Material matters significantly. While nylon is standard, it can melt under high friction. Aramid-core cords provide superior heat resistance, which is critical during long rappels where the hitch might be subjected to repeated loading.
Length typically lands between 1.5 to 2 meters for a loop. Always test the specific combination of rope and cord before heading to the field to ensure the hitch locks firmly under a test weight.
Testing Your Hitch: The Pre-Rappel Safety Check
Never trust a hitch until it has been “set.” After tying, pull firmly on the hitch cord to ensure it grips the rope effectively and doesn’t slide under your body weight.
Check the alignment of the wraps. Overlapping turns decrease the effectiveness of the knot and can lead to uneven friction. Each turn should lie flat and parallel to the one next to it.
Confirm the orientation. If using a directional hitch like a Klemheist, verify that the tail is pointing in the direction of the intended load. A misaligned hitch will fail to engage, potentially leading to a dangerous fall.

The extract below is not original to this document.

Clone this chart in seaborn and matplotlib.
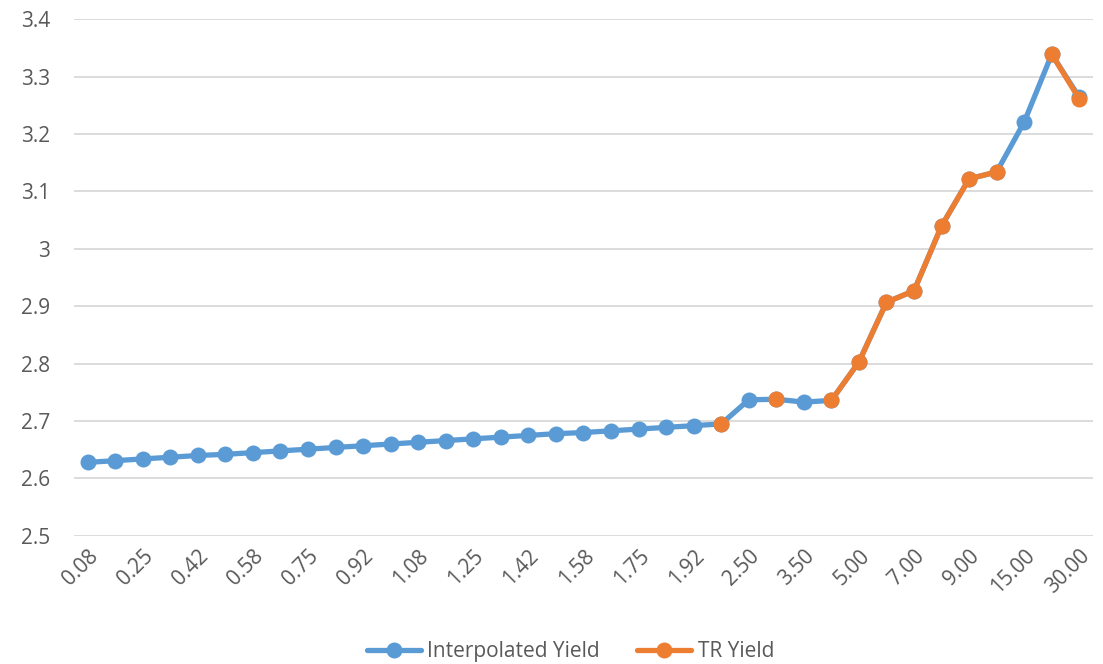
import numpy as np
import pandas as pd
import matplotlib
matplotlib.use("Agg")
import matplotlib.pyplot as plt
import seaborn as sns
from matplotlib.lines import Line2D

tenors = ["0.08", "0.17", "0.25", "0.33", "0.42", "0.50", "0.58", "0.67", "0.75", "0.83",
          "0.92", "1.00", "1.08", "1.17", "1.25", "1.33", "1.42", "1.50", "1.58", "1.67",
          "1.75", "1.83", "1.92", "2.00", "2.50", "3.00", "3.50", "4.00", "5.00", "6.00",
          "7.00", "8.00", "9.00", "10.00", "15.00", "20.00", "30.00"]

interpolated_yield = [2.628, 2.631, 2.634, 2.637, 2.640, 2.642, 2.645, 2.648, 2.651, 2.654,
                      2.657, 2.660, 2.663, 2.666, 2.669, 2.672, 2.675, 2.678, 2.680, 2.683,
                      2.686, 2.689, 2.692, 2.695, 2.737, 2.738, 2.733, 2.736, 2.803, 2.907,
                      2.927, 3.040, 3.122, 3.134, 3.221, 3.339, 3.264]

tr_yield = [None] * 23 + [2.695, None, 2.738, None, 2.736, 2.803, 2.907,
                          2.927, 3.040, 3.122, 3.134, None, 3.339, 3.261]

ytick_values = [2.5, 2.6, 2.7, 2.8, 2.9, 3.0, 3.1, 3.2, 3.3, 3.4]
ytick_labels = ["2.5", "2.6", "2.7", "2.8", "2.9", "3", "3.1", "3.2", "3.3", "3.4"]

BLUE = "#5B9BD5"
ORANGE = "#ED7D31"
GREY = "#595959"
LW = 3.8
MS = 11.5

sns.set_theme(style="white")
plt.rcParams["font.family"] = ["Open Sans", "DejaVu Sans"]

df_interp = pd.DataFrame({"tenor": tenors, "yield": interpolated_yield})

# TR yield: split into contiguous segments so gaps stay open
seg_ids = []
seg = 0
prev_valid = False
for v in tr_yield:
    valid = v is not None
    if valid and not prev_valid:
        seg += 1
    seg_ids.append(seg if valid else np.nan)
    prev_valid = valid
df_tr = pd.DataFrame({"tenor": tenors, "yield": [np.nan if v is None else v for v in tr_yield],
                      "seg": seg_ids}).dropna()

fig, ax = plt.subplots(figsize=(11.03, 6.64), dpi=100)
fig.subplots_adjust(left=0.067, right=0.991, top=0.971, bottom=0.193)

sns.lineplot(data=df_interp, x="tenor", y="yield", ax=ax, color=BLUE, linewidth=LW,
             marker="o", markersize=MS, markeredgewidth=0, sort=False)
sns.lineplot(data=df_tr, x="tenor", y="yield", units="seg", estimator=None, ax=ax,
             color=ORANGE, linewidth=LW, marker="o", markersize=MS,
             markeredgewidth=0, sort=False)

ax.set_xlim(-0.5, len(tenors) - 0.5)
ax.set_ylim(2.5, 3.4)
ax.set_yticks(ytick_values)
ax.set_yticklabels(ytick_labels)
ax.set_xticks(range(0, len(tenors), 2))
ax.set_xticklabels(tenors[::2], rotation=45, ha="right", rotation_mode="anchor")

ax.tick_params(axis="both", length=0, labelsize=15, colors=GREY)
ax.tick_params(axis="y", pad=17)
ax.tick_params(axis="x", pad=7)
ax.yaxis.grid(True, color="#D9D9D9", linewidth=1.3)
ax.xaxis.grid(False)
for s in ax.spines.values():
    s.set_visible(False)
ax.set_xlabel("")
ax.set_ylabel("")
if ax.get_legend():
    ax.get_legend().remove()

handles = [Line2D([0], [0], color=BLUE, lw=LW, marker="o", markersize=MS, markeredgewidth=0),
           Line2D([0], [0], color=ORANGE, lw=LW, marker="o", markersize=MS, markeredgewidth=0)]
fig.legend(handles, ["Interpolated Yield", "TR Yield"], loc="center",
           bbox_to_anchor=(0.517, 0.019), ncol=2, frameon=False, fontsize=15,
           labelcolor=GREY, handlelength=2.6, columnspacing=1.8, handletextpad=0.3)

fig.savefig("out.png", dpi=100)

Common Hitch Mistakes and How to Avoid Them
The most dangerous error is allowing the hitch to become jammed against the rappel device. This can prevent the hitch from locking, rendering the safety mechanism useless.
Another common mistake is grabbing the hitch with a full-hand grip during a descent. This “death grip” prevents the knot from biting the rope and causes the user to slide through the system.
Always keep the hitch slack-free but don’t force it to carry the load while moving. The hitch is a backup, not the primary braking system, so keep the rappel device in control while the hitch follows.
Properly implemented, a friction hitch serves as a reliable insurance policy against the unpredictable. By selecting the right knot for the task and testing your setup rigorously, you eliminate the guesswork from your descent. Prioritize technique and consistency, and you will find that a well-tied hitch is the most valuable tool in any vertical toolkit.